Il rimosso del caso Mastella
Adesso che si è capito che il governo Prodi è caduto per iniziativa diretta della magistratura, forse è ora di ripristinare il filtro tra giustizia e politica voluto dai padri della Costituzione più bella del mondo
Il rimosso del caso Mastella non è certo il pittoresco, il familistico, il ceppalonico-beneventano, e nemmeno le lacrime di coccodrillo versate a nove anni dal fattaccio seguito da assoluzione, con richieste di scuse e risarcimento che non saranno esaudite, il rimosso è la caduta di governi e parlamenti per mano inquisitoriale (con il maggioritario, ribaltoni a parte, governi e parlamenti se ne andavano insieme, cosa che con il proporzionale non avviene, di regola). Si dirà che il governo Prodi nel 2008 era debole, Veltroni nuovo segretario del Pd incalzava dissimulando, lo stato maggiore dell’Ulivo era squinternato dalla solita battaglia dei capi eccetera. Giusto. Erano deboli anche il primo e il terzo governo Berlusconi, nessuno ha saputo padroneggiare le coalizioni del maggioritario, una volta Bossi una volta Fini, lo sappiamo. Eppure la morìa di governi e parlamenti, sindacature e altri luoghi esecutivi del potere centrale e locale, nonostante il voto popolare che li aveva prescelti, si è dovuta per vent’anni all’iniziativa squassante, spesso coronata da perfetto insuccesso in dibattimento processuale, di inquisitori zelanti. La debolezza politica della seconda Repubblica cosiddetta, e alla fine la sua morte cerebrale cui è succeduta l’èra delle coalizioni grandi e piccole, e anche qui ci hanno provato (vedi il caso Consip-Scafarto), aveva d’altra parte connessioni evidenti con le attività della magistratura d’assalto.
Per anni, allo scopo di dire una cosa vera che oltre tutto ci tornava utile nella polemica contro l’antiberlusconismo, qui abbiamo dato conto delle vere ragioni giudiziarie della caduta del governo Prodi (2006-2008) mentre la grande stampa d’informazione era distratta. Ora tutti lo riconoscono. Le dimissioni di Clemente Mastella da ministro della Giustizia (si noti: autore di una buona legge sulle intercettazioni), dopo l’arresto della moglie e l’incriminazione collettiva del suo giro di partito da parte della procura di Santa Maria Capua Vetere, e il conseguente sfratto del Professore e del parlamento eletto due anni prima, furono il prodotto diretto di un’alzata d’ingegno del pubblico ministero, diciamo così, che si è rivelata una bolla negli anni del processo e a sua conclusione.

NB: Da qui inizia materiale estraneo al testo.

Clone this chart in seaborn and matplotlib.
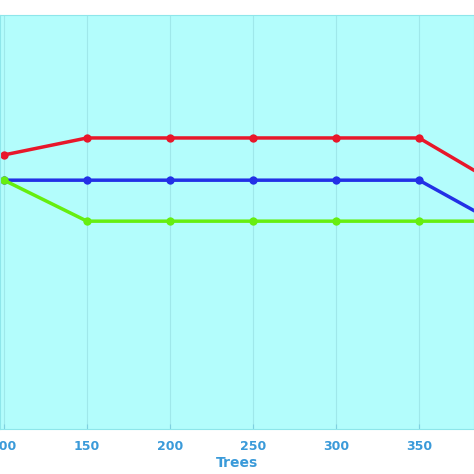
import matplotlib
matplotlib.use("Agg")
import matplotlib.pyplot as plt
import seaborn as sns
import pandas as pd

trees = [100, 150, 200, 250, 300, 350, 400]
red_vals = [0.662, 0.703, 0.703, 0.703, 0.703, 0.703, 0.585]
blue_vals = [0.601, 0.601, 0.601, 0.601, 0.601, 0.601, 0.490]
green_vals = [0.601, 0.502, 0.502, 0.502, 0.502, 0.502, 0.502]

df = pd.DataFrame({"Trees": trees * 3,
                   "value": red_vals + blue_vals + green_vals,
                   "series": ["red"] * 7 + ["blue"] * 7 + ["green"] * 7})

fig = plt.figure(figsize=(4.74, 4.74), dpi=100)
ax = fig.add_axes([0, 1 - 429 / 474, 1, 414 / 474])
ax.set_facecolor("#b3fdfc")
palette = {"red": "#e8172a", "blue": "#2330e6", "green": "#66ee10"}
sns.lineplot(data=df, x="Trees", y="value", hue="series", palette=palette,
             marker="o", markersize=6, markeredgewidth=0, linewidth=2.5,
             legend=False, ax=ax)
ax.set_xlim(97.6, 383.1)
ax.set_ylim(0, 1)
ax.set_xticks([100, 150, 200, 250, 300, 350])
ax.set_xticklabels(["100", "150", "200", "250", "300", "350"])
ax.set_yticks([])
ax.grid(axis="x", color="#9fe8ea", linewidth=0.8)
ax.tick_params(axis="x", direction="in", colors="#7fd0e0", labelcolor="#3a9ad9",
               labelsize=9, pad=8)
for lab in ax.get_xticklabels():
    lab.set_fontweight("bold")
ax.set_xlabel("Trees", color="#3a9ad9", fontsize=10, fontweight="bold", labelpad=2)
ax.set_ylabel("")
for s in ax.spines.values():
    s.set_color("#8ee6ea")
fig.savefig("out.png", dpi=100)
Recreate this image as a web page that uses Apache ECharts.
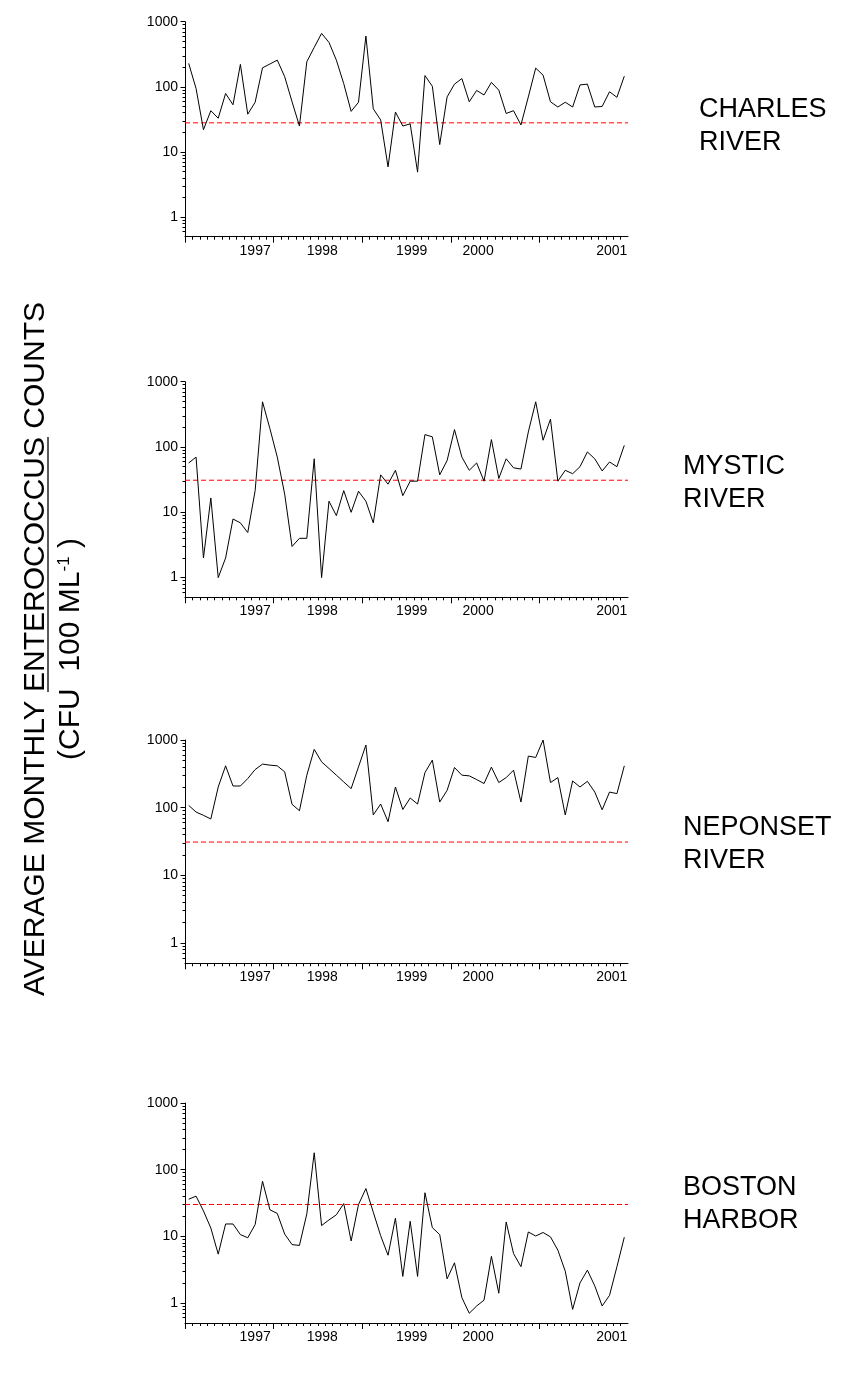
<!DOCTYPE html>
<html>
<head>
<meta charset="utf-8">
<script src="https://cdn.jsdelivr.net/npm/echarts@6/dist/echarts.min.js"></script>
<style>
  html, body { margin: 0; padding: 0; background: #fff; }
  #chart { width: 855px; height: 1376px; }
</style>
</head>
<body>
<div id="chart"></div>
<script>
// Monthly average Enterococcus counts (CFU per 100 mL), 60 consecutive months per site
const CHARLES = [229, 94, 22, 43, 33, 79, 53, 221, 38, 58, 196, 224, 257, 143, 59, 25, 243, 403, 662, 481,
  257, 112, 42, 58, 602, 46, 31, 5.9, 41, 25, 27, 4.9, 149, 102, 13, 70, 110, 134, 59, 88,
  75, 117, 89, 39, 43, 26, 70, 194, 151, 59, 49, 58, 49, 107, 110, 49, 50, 84, 69, 146];
const MYSTIC = [57, 70, 2.0, 16.6, 1.0, 2.0, 7.9, 6.9, 4.9, 21.5, 492, 191, 70, 19, 3.0, 4.0, 4.0, 66, 1.0, 14.8,
  8.9, 21.5, 10, 21, 14.8, 6.9, 37.5, 27, 44, 18, 30, 30, 155, 143, 37.5, 62, 185, 70, 44, 57,
  30, 130, 33, 66, 48, 46, 170, 492, 127, 267, 30, 44, 39, 50, 84, 66, 43, 59, 50, 106];
const NEPONSET = [108, 86, 77, 68, 202, 415, 209, 209, 269, 366, 440, 425, 415, 338, 112, 90, 302, 727, 476, 379,
  302, 240, 191, 401, 843, 78, 113, 62, 202, 94, 139, 113, 330, 504, 121, 180, 392, 302, 295, 260,
  227, 397, 235, 278, 358, 121, 578, 552, 1000, 235, 278, 78, 248, 202, 245, 170, 93, 170, 161, 415];
const BOSTON_HARBOR = [36, 40, 24, 13.3, 5.4, 15.3, 15.3, 10.6, 9.5, 15, 67, 25, 22, 10.8, 7.5, 7.3, 21.7, 179, 14.5, 17.6,
  21, 31, 8.5, 30, 52, 23, 10.2, 5.2, 18.7, 2.5, 16.8, 2.5, 45, 13.5, 10.6, 2.3, 4.0, 1.2, 0.7, 0.9,
  1.1, 5.0, 1.4, 16.4, 5.5, 3.5, 11.6, 10.1, 11.4, 9.8, 6.2, 3.0, 0.8, 2.0, 3.1, 1.8, 0.9, 1.3, 3.5, 9.7];

// Dashed reference level drawn in each panel
const STANDARD = [28, 31, 31, 30];

const SITE_NAMES = [['CHARLES', 'RIVER'], ['MYSTIC', 'RIVER'], ['NEPONSET', 'RIVER'], ['BOSTON', 'HARBOR']];

// Year captions and the month offsets where they sit on the time axis
const YEAR_LABELS = ['1997', '1998', '1999', '2000', '2001'];
const YEAR_LABEL_AT = [9.5, 18.6, 30.7, 39.7, 57.8];

// Log-axis labelled decades
const Y_LABELS = [1, 10, 100, 1000];

// ---------------------------------------------------------------------------
const SERIES_DATA = [CHARLES, MYSTIC, NEPONSET, BOSTON_HARBOR];
const FONT = '"Liberation Sans", Arial, Helvetica, sans-serif';
const MONTHS = 60;
const GRID_LEFT = 185, GRID_WIDTH = 443;
const PANELS = [
  { top: 21.7, height: 215, nameX: 699, nameY: 93.5 },
  { top: 381.7, height: 215.6, nameX: 683, nameY: 450.5 },
  { top: 740, height: 223.3, nameX: 683, nameY: 811.5 },
  { top: 1103, height: 220, nameX: 683, nameY: 1171.5 }
];

// tick positions: months and years along x, 2..9 within each decade along y
const majorX = [0, 12, 24, 36, 48];
const minorX = [];
for (let m = 1; m < MONTHS; m++) if (m % 12) minorX.push(m);
const minorY = [];
[0.1, 1, 10, 100].forEach(d => {
  for (let k = 2; k <= 9; k++) {
    const v = +(k * d).toPrecision(3);
    if (v > 0.5 && v < 1000) minorY.push(v);
  }
});

const black = { color: '#000', width: 1 };
const grid = [], xAxis = [], yAxis = [], series = [];

PANELS.forEach((p, k) => {
  grid.push({ left: GRID_LEFT, width: GRID_WIDTH, top: p.top, height: p.height });

  xAxis.push({
    gridIndex: k, type: 'value', min: 0, max: MONTHS, position: 'bottom',
    axisLine: { show: true, onZero: false, lineStyle: black },
    axisTick: { show: true, customValues: majorX, length: 6, lineStyle: black },
    axisLabel: {
      show: true, customValues: YEAR_LABEL_AT,
      formatter: v => YEAR_LABELS[YEAR_LABEL_AT.indexOf(v)] || '',
      color: '#000', fontFamily: FONT, fontSize: 14, margin: 7
    },
    splitLine: { show: false }
  });
  xAxis.push({
    gridIndex: k, type: 'value', min: 0, max: MONTHS, position: 'bottom',
    axisLine: { show: false, onZero: false },
    axisTick: { show: true, customValues: minorX, length: 3, lineStyle: black },
    axisLabel: { show: false },
    splitLine: { show: false }
  });

  yAxis.push({
    gridIndex: k, type: 'log', logBase: 10, min: 0.5, max: 1000, position: 'left',
    axisLine: { show: true, onZero: false, lineStyle: black },
    axisTick: { show: true, customValues: Y_LABELS, length: 4.5, lineStyle: black },
    axisLabel: {
      show: true, customValues: Y_LABELS,
      formatter: v => String(Math.round(v)),
      color: '#000', fontFamily: FONT, fontSize: 14, margin: 7
    },
    splitLine: { show: false }
  });
  yAxis.push({
    gridIndex: k, type: 'log', logBase: 10, min: 0.5, max: 1000, position: 'left',
    axisLine: { show: false, onZero: false },
    axisTick: { show: true, customValues: minorY, length: 2.5, lineStyle: black },
    axisLabel: { show: false },
    splitLine: { show: false }
  });

  // dashed standard level, spanning the full time range
  series.push({
    type: 'line',
    xAxisIndex: 2 * k, yAxisIndex: 2 * k,
    data: [[0, STANDARD[k]], [MONTHS, STANDARD[k]]],
    symbol: 'none', silent: true, z: 2,
    color: '#ff0000',
    lineStyle: { color: '#ff0000', type: [5, 3], width: 1 }
  });

  // monthly counts
  series.push({
    type: 'line',
    xAxisIndex: 2 * k, yAxisIndex: 2 * k,
    data: SERIES_DATA[k].map((v, i) => [i + 0.5, v]),
    symbol: 'none', silent: true, z: 3,
    color: '#000',
    lineStyle: { color: '#000', width: 1 }
  });
});

// Rotated y-axis title with an underlined organism name
const TITLE_SIZE = 30;
const line1Pre = 'AVERAGE MONTHLY ', line1Word = 'ENTEROCOCCUS', line1Post = ' COUNTS';
const ctx = document.createElement('canvas').getContext('2d');
ctx.font = TITLE_SIZE + 'px ' + FONT;
const wPre = ctx.measureText(line1Pre).width;
const wWord = ctx.measureText(line1Word).width;
const wAll = ctx.measureText(line1Pre + line1Word + line1Post).width;
const uStart = -wAll / 2 + wPre;

const graphic = [
  {
    type: 'group', x: 0, y: 649, rotation: Math.PI / 2,
    children: [
      {
        type: 'text', x: 0, y: 36,
        style: {
          text: line1Pre + line1Word + line1Post, fill: '#000',
          font: TITLE_SIZE + 'px ' + FONT,
          align: 'center', verticalAlign: 'middle', textAlign: 'center', textVerticalAlign: 'middle'
        }
      },
      {
        type: 'line',
        shape: { x1: uStart, y1: 48, x2: uStart + wWord, y2: 48 },
        style: { stroke: '#000', lineWidth: 1.3 }
      },
      {
        type: 'text', x: 0, y: 71,
        style: {
          text: '{n|(CFU  100 ML}{s|-1}{n| )}', fill: '#000',
          align: 'center', verticalAlign: 'middle', textAlign: 'center', textVerticalAlign: 'middle',
          rich: {
            n: { fontFamily: FONT, fontSize: TITLE_SIZE, lineHeight: 30, fill: '#000', verticalAlign: 'bottom' },
            s: { fontFamily: FONT, fontSize: 17, lineHeight: 17, fill: '#000', verticalAlign: 'top' }
          }
        }
      }
    ]
  }
];

PANELS.forEach((p, k) => {
  graphic.push({
    type: 'text', x: p.nameX, y: p.nameY,
    style: {
      text: SITE_NAMES[k].join('\n'), fill: '#000',
      font: '27px ' + FONT, lineHeight: 33,
      align: 'left', verticalAlign: 'top', textAlign: 'left', textVerticalAlign: 'top'
    }
  });
});

const chart = echarts.init(document.getElementById('chart'), null, { renderer: 'canvas' });
chart.setOption({
  animation: false,
  backgroundColor: '#fff',
  grid, xAxis, yAxis, series, graphic
});
</script>
</body>
</html>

Non risultano governi e Parlamenti europei rinviati a giudizio e condannati in simile modo. Il caso è solo italiano. Non è isolato, fu sistematico per tutta la durata dei governi maggioritari. Perfino Di Pietro ha ammesso che le implicazioni direttamente politiche delle inchieste del pool di Milano furono un fatto palese, sebbene per oltre vent’anni negato. Non sono bastate le candidature e le investiture a ministro, parlamentare, sindaco di illustri e meno illustri magistrati da prima pagina e da inchiesta reportage per vendicare il grido dei vecchi partiti: questi vogliono prendere il nostro posto, punto e basta. Non è bastato il notorio attivismo borrelliano all’insegna del “resistere! resistere! resistere!” per convincere i refrattari e i complici della torsione anticostituzionale in senso politico delle attività della magistratura. Forse adesso che si è capito come il governo Prodi è caduto, e per iniziativa diretta di chi, si capirà anche che il filtro tra giustizia e politica voluto dai padri della Costituzione più bella del mondo, il famoso articolo 68 della Costituzione, andrebbe semplicemente ripristinato. Meglio un sospetto di malaffare in circolazione che una sospetta sospensione della democrazia politica. Elementare, Watson.